Advani’s swipe at the Sena got big play in the media but there was nary a comment on the BJP leader’s pioneering role in setting the Hindutva agenda for the country and the communal polarisation that ensued in the wake of his infamous rath yatra, or chariot trip, in a souped-up Toyota minibus in 1990 to galvanise the Hindus to build a Ram temple in place of a 16th-century mosque in Ayodhya.

It was this yatra that led to the demolition of the Babri Masjid, with the active participation of Sena hordes, and resulted in widespread communal bloodletting across the country. But it ensured the arrival of the BJP as a major political force. According to one account, Advani was accompanied on his toxic trip by some young Rashtriya Swayamsevak Sangh (RSS) workers. One of them was said to be Narendra Modi who would ultimately oust him from the race for prime ministership in 2014.

It is the Advani legacy that the BJP, more so Modi, has built upon assiduously in subsequent decades, polarising the country in such a deeply communal way that it seems unlikely that the genie of religious and caste hatreds can ever be put back in the bottle. It was left to Modi to perfect this strategy of communal mobilisation to a fine art, first by capturing Gujarat in three consecutive state elections, starting with the horrific 2002 pogrom against Muslims, and finally storming Delhi in 2014. As a seasoned RSS pracharak or a dedicated volunteer, Modi has set the country on a ruinous trajectory that threatens to alter forever the secular character of India.

Why is the outlook so daunting? One reason is that RSS, as the bedrock of Hindu nationalism, has laid the groundwork firmly to achieve its vision of a 100pc Hindu nation.

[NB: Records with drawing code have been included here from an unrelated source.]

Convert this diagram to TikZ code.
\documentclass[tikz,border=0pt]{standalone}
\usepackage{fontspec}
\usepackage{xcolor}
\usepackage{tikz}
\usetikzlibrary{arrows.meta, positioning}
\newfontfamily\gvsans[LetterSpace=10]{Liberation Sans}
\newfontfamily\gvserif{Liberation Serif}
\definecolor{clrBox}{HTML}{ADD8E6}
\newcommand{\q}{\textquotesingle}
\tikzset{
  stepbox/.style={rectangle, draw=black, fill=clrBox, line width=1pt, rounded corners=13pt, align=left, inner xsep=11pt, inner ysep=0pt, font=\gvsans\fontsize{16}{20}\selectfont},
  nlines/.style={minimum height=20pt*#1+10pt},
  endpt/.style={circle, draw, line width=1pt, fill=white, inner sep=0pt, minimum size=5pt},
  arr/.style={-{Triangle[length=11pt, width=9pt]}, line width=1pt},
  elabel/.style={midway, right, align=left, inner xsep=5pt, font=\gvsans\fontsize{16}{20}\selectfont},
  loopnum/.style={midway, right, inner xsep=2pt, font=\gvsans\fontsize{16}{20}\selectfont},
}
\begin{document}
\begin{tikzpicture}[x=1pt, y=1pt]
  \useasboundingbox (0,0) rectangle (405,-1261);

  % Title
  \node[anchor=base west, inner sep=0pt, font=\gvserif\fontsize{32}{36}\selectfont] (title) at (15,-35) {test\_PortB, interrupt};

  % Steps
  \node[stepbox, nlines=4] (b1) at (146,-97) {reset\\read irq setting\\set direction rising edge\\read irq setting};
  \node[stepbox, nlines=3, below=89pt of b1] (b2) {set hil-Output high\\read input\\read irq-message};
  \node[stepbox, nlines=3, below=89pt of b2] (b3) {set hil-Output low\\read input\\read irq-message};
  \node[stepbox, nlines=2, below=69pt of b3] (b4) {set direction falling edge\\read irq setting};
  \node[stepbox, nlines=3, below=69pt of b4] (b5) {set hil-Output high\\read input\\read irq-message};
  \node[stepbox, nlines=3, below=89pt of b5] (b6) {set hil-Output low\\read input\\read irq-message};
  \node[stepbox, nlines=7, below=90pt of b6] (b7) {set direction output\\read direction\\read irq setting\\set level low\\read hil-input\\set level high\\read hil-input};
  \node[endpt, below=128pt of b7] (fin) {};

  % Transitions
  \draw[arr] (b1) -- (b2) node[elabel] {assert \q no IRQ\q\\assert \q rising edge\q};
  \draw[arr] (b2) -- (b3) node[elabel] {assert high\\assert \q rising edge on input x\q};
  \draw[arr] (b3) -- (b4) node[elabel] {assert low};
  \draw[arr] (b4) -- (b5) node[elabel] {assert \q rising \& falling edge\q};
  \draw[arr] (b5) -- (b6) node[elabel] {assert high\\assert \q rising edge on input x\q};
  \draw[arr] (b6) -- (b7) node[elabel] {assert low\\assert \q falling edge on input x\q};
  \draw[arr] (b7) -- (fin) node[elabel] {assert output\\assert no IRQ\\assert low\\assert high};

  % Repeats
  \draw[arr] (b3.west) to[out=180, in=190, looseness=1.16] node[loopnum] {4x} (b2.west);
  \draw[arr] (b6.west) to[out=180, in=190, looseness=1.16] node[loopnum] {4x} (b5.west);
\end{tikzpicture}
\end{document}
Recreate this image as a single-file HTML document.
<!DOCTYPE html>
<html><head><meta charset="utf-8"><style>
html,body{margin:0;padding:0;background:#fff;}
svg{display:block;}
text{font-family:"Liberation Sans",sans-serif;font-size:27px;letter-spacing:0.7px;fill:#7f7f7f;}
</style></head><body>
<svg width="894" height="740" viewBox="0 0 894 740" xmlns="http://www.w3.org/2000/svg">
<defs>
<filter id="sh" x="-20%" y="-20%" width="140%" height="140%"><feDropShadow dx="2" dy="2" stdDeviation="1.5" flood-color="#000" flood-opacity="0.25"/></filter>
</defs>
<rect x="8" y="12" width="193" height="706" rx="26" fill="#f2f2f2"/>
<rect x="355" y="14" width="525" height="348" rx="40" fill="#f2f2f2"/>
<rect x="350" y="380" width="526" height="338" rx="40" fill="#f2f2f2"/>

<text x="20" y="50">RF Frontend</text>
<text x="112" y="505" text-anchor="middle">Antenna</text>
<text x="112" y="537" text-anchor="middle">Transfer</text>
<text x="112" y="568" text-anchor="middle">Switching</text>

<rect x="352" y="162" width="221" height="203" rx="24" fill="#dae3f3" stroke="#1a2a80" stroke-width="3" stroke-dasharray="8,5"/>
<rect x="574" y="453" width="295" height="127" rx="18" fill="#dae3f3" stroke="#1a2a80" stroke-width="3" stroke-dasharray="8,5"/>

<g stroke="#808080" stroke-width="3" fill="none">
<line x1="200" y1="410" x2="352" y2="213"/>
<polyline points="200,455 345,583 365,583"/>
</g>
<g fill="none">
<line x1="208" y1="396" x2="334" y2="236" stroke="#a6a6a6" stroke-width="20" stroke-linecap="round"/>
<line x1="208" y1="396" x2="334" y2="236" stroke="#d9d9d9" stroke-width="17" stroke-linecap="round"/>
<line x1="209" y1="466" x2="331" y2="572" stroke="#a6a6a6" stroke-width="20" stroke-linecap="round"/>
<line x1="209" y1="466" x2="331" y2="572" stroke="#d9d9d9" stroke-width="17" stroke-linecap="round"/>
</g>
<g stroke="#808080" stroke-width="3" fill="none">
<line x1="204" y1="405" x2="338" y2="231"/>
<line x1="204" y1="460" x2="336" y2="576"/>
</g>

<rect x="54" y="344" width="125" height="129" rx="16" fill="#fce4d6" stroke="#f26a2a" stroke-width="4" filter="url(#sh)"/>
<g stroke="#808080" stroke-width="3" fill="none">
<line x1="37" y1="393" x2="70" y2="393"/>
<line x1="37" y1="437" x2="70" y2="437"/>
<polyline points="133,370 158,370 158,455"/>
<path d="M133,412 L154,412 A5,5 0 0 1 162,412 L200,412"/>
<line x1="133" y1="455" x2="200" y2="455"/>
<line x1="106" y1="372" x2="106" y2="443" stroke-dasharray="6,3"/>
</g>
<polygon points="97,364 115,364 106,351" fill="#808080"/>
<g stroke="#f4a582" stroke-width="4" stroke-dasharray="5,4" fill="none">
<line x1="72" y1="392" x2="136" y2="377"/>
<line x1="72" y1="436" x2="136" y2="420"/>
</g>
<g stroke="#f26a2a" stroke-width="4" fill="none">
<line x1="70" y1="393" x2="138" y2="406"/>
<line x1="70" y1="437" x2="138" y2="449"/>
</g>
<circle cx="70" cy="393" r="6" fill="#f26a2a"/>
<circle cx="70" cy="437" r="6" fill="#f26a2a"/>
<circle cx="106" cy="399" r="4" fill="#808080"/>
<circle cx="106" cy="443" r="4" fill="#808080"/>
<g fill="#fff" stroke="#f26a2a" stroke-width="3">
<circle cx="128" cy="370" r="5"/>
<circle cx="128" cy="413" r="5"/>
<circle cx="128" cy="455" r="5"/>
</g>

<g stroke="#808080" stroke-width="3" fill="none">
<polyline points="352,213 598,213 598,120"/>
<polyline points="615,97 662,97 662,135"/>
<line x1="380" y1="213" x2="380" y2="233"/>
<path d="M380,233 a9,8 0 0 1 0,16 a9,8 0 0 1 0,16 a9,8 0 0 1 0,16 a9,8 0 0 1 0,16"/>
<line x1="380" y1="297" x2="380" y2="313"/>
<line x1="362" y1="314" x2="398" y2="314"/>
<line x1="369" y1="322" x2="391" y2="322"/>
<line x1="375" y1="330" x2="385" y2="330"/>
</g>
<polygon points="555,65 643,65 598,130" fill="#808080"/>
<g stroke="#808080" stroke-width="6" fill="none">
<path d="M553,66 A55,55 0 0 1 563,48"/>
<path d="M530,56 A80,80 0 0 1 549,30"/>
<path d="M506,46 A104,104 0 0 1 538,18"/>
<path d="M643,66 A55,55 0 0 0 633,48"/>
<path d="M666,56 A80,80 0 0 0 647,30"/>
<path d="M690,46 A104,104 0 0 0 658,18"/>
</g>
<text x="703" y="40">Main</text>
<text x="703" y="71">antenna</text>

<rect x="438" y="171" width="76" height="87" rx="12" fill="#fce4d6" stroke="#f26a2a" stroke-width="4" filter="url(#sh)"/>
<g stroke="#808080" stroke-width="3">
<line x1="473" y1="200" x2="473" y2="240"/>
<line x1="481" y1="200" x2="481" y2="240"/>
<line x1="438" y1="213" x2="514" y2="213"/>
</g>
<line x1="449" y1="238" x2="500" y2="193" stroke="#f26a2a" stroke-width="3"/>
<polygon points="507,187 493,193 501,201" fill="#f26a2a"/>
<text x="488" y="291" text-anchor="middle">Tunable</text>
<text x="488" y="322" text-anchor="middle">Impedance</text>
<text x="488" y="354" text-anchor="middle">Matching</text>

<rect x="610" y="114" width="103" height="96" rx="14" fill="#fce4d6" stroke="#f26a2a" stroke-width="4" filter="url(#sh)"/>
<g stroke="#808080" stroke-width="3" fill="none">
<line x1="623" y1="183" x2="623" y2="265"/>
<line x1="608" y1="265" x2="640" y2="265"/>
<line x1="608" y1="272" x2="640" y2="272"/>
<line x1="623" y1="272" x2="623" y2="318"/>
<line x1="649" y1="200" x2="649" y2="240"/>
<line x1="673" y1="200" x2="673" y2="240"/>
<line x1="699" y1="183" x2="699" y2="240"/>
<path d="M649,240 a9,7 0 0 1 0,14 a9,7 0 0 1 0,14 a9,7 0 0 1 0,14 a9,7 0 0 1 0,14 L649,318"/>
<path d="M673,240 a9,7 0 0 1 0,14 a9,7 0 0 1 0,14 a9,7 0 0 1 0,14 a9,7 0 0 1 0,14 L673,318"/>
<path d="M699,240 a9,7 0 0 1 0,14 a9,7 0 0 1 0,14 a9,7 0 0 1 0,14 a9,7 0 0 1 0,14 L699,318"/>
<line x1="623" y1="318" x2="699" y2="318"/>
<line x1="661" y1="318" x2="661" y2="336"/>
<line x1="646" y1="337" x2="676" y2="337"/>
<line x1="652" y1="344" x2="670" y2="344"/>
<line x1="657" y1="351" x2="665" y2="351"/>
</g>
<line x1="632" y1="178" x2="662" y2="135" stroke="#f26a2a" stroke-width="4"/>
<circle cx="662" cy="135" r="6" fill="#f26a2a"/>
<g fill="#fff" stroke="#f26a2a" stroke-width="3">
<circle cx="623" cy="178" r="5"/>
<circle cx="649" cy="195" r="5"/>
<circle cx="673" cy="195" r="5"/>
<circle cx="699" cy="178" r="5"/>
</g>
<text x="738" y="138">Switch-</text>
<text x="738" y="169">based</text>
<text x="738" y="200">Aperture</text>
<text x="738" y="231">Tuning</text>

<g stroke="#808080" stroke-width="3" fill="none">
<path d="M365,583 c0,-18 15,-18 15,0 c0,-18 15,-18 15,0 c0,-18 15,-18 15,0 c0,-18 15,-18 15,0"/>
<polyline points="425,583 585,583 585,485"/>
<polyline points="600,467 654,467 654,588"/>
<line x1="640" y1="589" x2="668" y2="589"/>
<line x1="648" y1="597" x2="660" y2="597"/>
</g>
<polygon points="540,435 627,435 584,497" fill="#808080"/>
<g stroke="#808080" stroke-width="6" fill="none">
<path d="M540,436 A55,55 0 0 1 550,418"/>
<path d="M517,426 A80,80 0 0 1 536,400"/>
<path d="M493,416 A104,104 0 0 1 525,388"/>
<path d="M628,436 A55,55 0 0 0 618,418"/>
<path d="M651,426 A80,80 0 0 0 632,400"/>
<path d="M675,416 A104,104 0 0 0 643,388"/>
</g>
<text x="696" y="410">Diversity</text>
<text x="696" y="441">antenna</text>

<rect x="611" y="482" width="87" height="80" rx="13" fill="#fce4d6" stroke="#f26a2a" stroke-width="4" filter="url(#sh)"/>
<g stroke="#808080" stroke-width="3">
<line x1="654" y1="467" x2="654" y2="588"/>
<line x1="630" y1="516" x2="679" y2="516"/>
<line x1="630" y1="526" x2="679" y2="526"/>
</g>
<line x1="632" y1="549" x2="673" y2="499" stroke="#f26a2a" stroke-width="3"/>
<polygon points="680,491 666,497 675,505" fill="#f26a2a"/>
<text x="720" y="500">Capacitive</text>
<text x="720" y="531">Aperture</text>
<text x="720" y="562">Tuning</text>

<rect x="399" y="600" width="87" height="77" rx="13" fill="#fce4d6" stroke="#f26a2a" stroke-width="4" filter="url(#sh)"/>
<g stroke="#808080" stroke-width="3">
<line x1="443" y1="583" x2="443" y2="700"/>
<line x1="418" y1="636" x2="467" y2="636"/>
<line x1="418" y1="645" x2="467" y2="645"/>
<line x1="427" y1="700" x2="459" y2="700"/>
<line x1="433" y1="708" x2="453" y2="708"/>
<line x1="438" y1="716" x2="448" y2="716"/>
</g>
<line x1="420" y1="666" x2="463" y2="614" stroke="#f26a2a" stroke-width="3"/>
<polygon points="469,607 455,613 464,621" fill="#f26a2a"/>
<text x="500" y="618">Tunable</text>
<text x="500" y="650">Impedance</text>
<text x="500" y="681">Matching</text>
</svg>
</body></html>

All the templates for radicalising Indian society were fixed a long time ago through the setting up of a vast network of Hindu organisations. The basic foundation was laid by its Saraswati Shishu Mandir schools that dwell on the glory of a largely imagined Hindu past and inculcate historical hatreds in the young.

The RSS has also spawned hundreds upon hundreds of Hindu outfits to mobilise every segment of society from housewives to forest dwellers and to avenge any real or perceived insults to Hindu ‘sentiments’. Each day’s news brings into the limelight hitherto unheard of Hindu organisations, such as the Sanatan Sanstha, which was responsible for the murder of writer-activist Govind Pansare and Sanskrit scholar M.M. Kalburgi in recent times. The poison thus runs deep.

Yet, political analysis, based on woefully short memories, tends to rely on the naive hope that all will be well since Hindus are on the whole committed to a pluralistic society. But are the Hindus any safer in the current dispensation than the minorities? What is at stake is not just religious freedom; it is the freedom to think rationally and question the authorities that’s under threat. Modi can be berated roundly by the liberals but this is unlikely to change his thinking or his strategies for mobilising popular support. He is neither interested in winning accolades as a liberal leader nor in earning plaudits for being a democrat.

His priorities lie elsewhere. To him, the ultimate certificate of good governance comes from the RSS. Last month, Modi and his cabinet subjected themselves to a shaming, three-day scrutiny of their performance by the RSS. It was these men in khaki shorts and black caps who still adhere to a quaint Fascist salute who gave his government a thumbs-up for its achievements over the past 15 months. That is what matters to Modi.

The writer is a journalist based in New Delhi.